» EXERCISE REQUIREMENTS: Pull out from the material below all lines with "this".

» DATA ROWS:
★ ★ ★ ★ ★ ★ ★

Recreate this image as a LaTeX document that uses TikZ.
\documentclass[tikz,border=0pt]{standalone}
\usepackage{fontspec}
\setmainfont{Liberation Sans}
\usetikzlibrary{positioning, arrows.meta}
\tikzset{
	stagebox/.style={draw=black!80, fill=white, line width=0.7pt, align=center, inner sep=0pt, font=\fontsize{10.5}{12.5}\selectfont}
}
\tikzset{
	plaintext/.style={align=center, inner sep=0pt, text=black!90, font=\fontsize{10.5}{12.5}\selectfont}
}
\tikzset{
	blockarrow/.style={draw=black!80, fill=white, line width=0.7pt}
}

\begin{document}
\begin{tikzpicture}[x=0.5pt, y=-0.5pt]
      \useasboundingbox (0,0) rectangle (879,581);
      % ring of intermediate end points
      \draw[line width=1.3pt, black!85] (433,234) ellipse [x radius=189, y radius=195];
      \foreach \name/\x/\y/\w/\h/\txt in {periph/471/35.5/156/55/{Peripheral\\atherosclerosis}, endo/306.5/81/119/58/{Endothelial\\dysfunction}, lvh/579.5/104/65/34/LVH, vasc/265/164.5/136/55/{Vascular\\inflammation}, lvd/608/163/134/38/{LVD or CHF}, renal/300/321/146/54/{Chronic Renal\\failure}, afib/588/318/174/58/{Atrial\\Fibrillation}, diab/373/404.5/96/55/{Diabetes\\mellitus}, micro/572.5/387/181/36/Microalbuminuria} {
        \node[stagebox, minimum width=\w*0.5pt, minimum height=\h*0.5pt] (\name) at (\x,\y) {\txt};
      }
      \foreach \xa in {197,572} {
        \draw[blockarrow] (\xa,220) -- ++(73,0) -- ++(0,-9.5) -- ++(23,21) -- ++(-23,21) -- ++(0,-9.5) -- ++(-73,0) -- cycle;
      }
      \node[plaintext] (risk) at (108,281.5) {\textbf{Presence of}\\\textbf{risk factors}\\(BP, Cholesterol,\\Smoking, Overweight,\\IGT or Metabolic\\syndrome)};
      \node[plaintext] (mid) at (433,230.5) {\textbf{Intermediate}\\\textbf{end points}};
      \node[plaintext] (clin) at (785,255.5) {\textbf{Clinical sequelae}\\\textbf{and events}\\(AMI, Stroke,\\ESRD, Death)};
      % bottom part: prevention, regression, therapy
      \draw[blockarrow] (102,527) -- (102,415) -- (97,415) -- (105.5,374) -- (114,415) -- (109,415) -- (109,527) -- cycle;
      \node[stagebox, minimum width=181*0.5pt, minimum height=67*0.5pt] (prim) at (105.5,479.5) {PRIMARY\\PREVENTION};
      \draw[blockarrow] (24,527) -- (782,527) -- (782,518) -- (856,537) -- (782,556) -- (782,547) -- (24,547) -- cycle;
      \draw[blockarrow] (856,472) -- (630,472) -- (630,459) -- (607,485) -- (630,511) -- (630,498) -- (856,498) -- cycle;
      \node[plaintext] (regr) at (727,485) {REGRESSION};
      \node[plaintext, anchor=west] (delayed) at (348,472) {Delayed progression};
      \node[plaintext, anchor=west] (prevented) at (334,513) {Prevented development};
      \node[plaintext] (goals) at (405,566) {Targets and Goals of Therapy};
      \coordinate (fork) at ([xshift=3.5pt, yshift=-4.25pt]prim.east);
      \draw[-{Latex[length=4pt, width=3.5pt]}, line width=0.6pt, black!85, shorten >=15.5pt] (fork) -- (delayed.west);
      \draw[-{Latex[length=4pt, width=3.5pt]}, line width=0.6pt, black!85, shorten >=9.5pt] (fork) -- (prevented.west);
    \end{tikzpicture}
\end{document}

★ ★ ★ ★ ★ ★ ★

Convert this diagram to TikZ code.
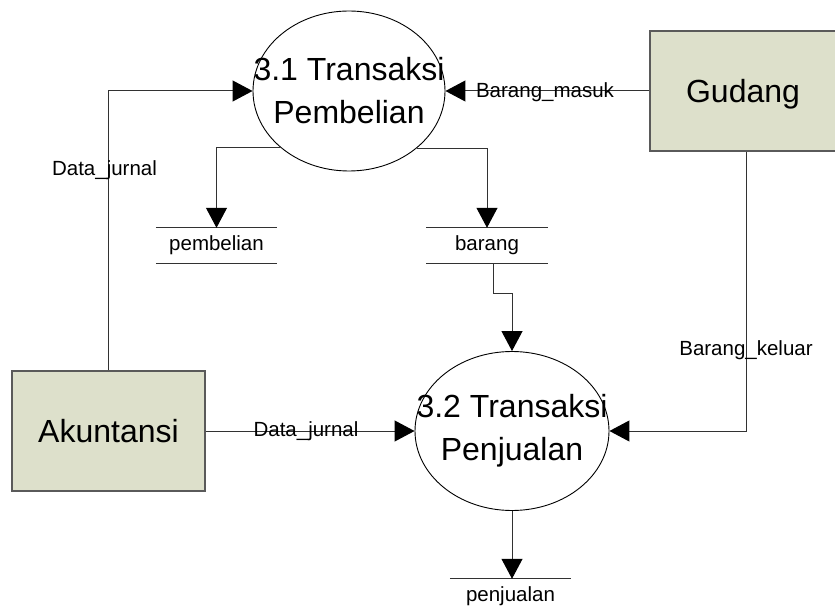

★ ★ ★ ★ ★ ★ ★

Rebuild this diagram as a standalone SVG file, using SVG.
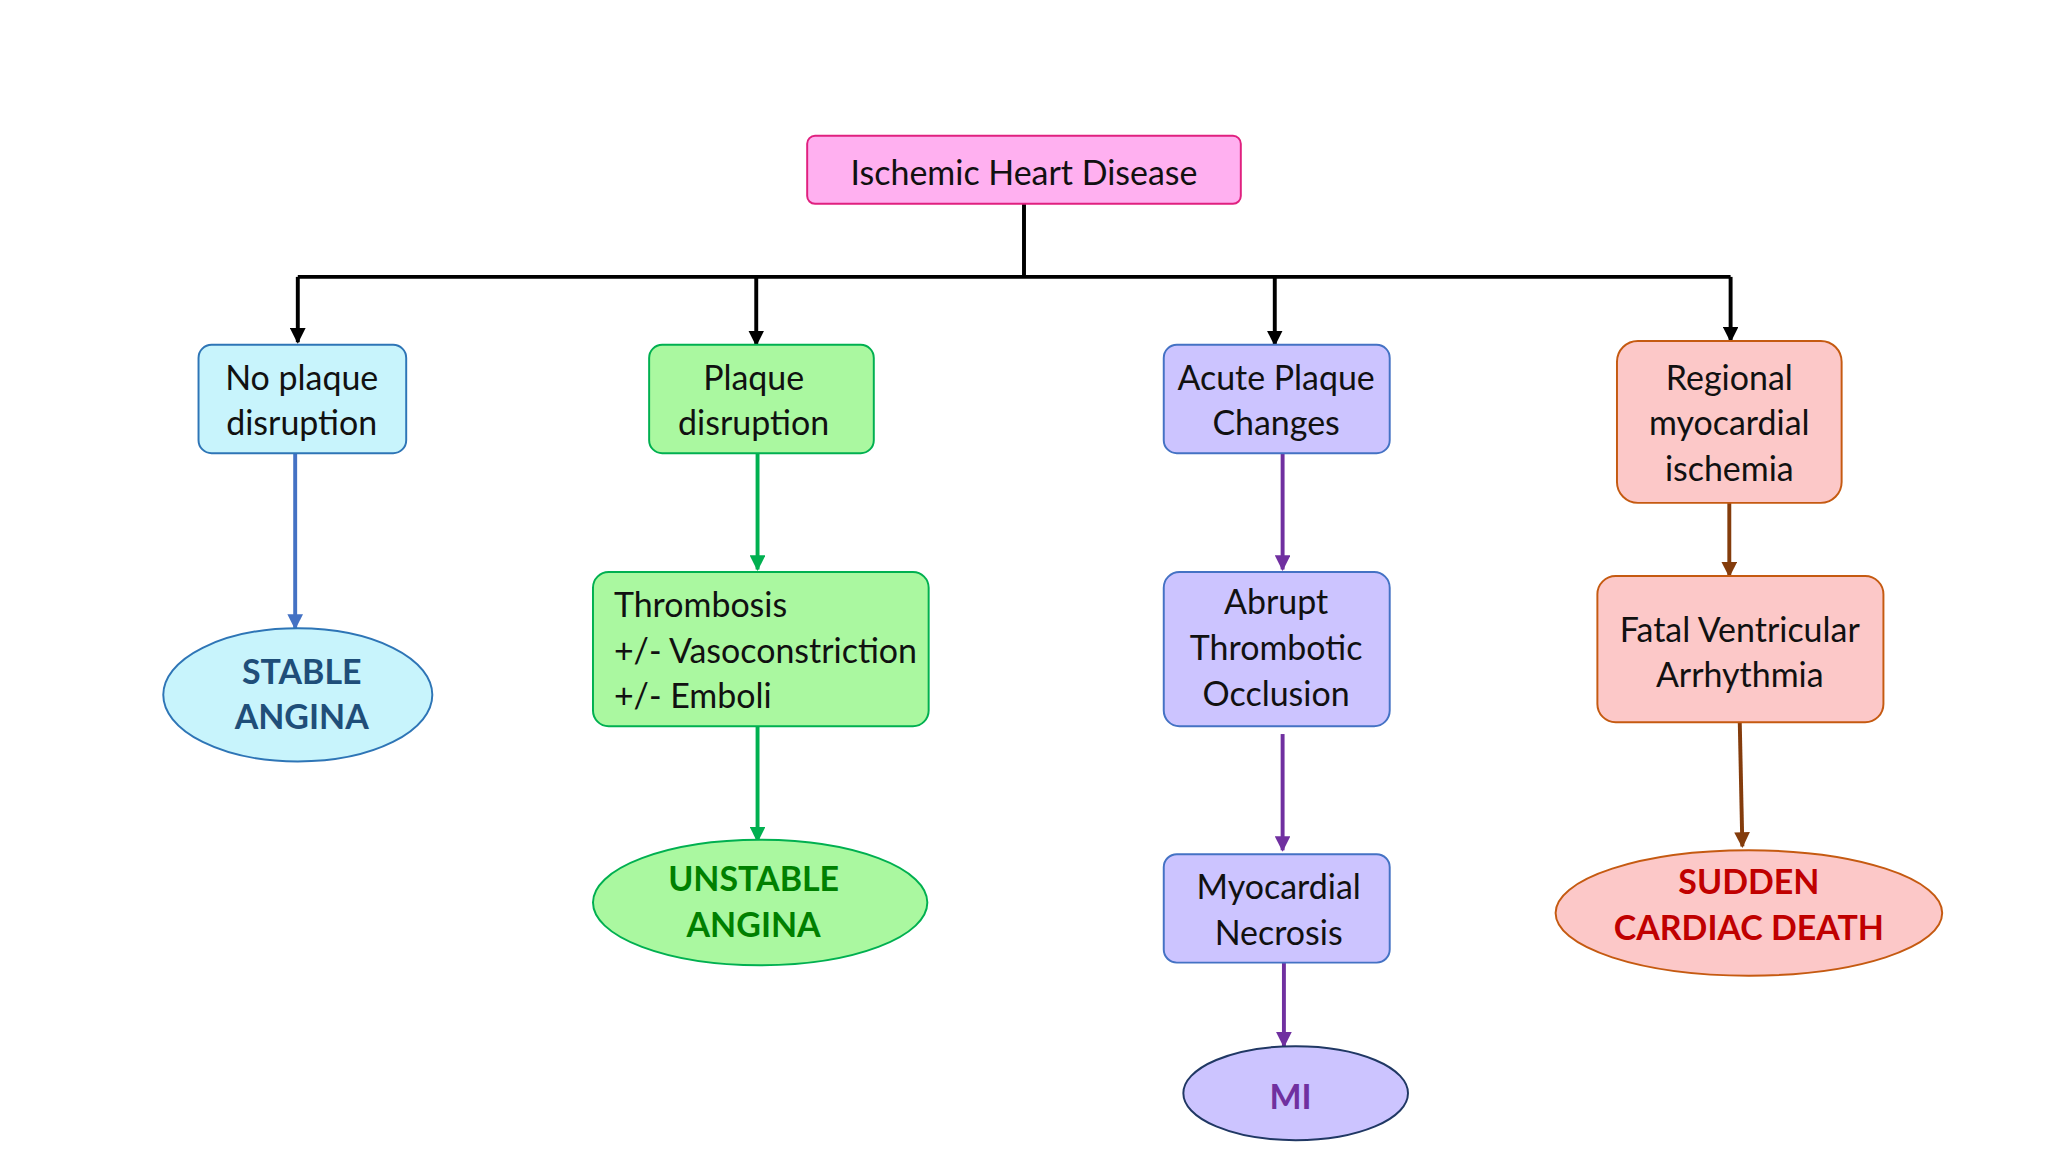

★ ★ ★ ★ ★ ★ ★

» OUTPUT BELOW:
Recreate this image as a LaTeX document that uses TikZ.
Convert this diagram to TikZ code.
Rebuild this diagram as a standalone SVG file, using SVG.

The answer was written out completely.